Short run and high detail fabric has been being direct printed for a number of years now. At the ITMA show in Singapore in October 2005 I saw no less than 12-15 different printers doing this type of printing - all roll to roll. You could use a machine like the Jumbo 2 or DTG Bullet but they are only about 
24" wide, not big enough for a bolt of fabric. The DTG Xpress prints 44" wide by 98" long, big enough for fabric and more versatile than a roll to roll. With a bit of practice you could actually print the proper cut lines on the fabric and not waste much ink by only printing the areas you would be cutting out. Biggest challenge of this - how to cure that large of a piece of fabric!!!

Happy Printing!


----------



## tomtv (Feb 6, 2007)

you can also look at roll printing using a wide format printer using dye sublimation and a roll to roll press. I have seen quite a bit of and the results are fantastic with dye sublimation.

Just another option to consider.

Tom


----------



## Don-ColDesi (Oct 18, 2006)

> you can also look at roll printing using a wide format printer using dye sublimation and a roll to roll press. I have seen quite a bit of and the results are fantastic with dye sublimation.

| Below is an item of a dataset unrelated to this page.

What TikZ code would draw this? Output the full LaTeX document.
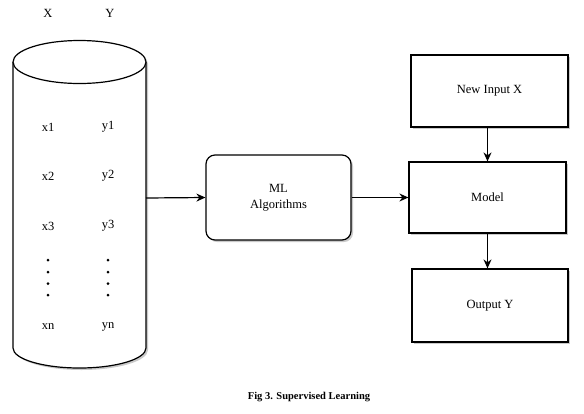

This is true Tom, saw quite a few of those at ITMA as well, but, over there sublimation ink sells for about $60-70 a liter so it made sense. Also, that option is only valid on 50% polyester or higher. A heat setter is a decent way to look at curing these large prints - but now you are getting outside the price range of most companies.

Happy Printing!


----------



## tomtv (Feb 6, 2007)

i agree. it really is just another option that is out there to consider. much cheaper than an artistry system though. 

In many applications in this industry there are a few

Ok, just a joke cat lovers, meowwwwww.

tom


----------



## zhenjie (Aug 27, 2006)

http://www.vcesolutions.com/www/library/Digital Textile Printing 2004.pdf

This is quite a good article on the history of Digital Textile printing. Has a great summary of all the major textile printers over the past 30 years and that includes a few large format fabric printers.


----------



## zhenjie (Aug 27, 2006)

Oh. and look at the pictures and price of some of these machines. its mind boggling!


----------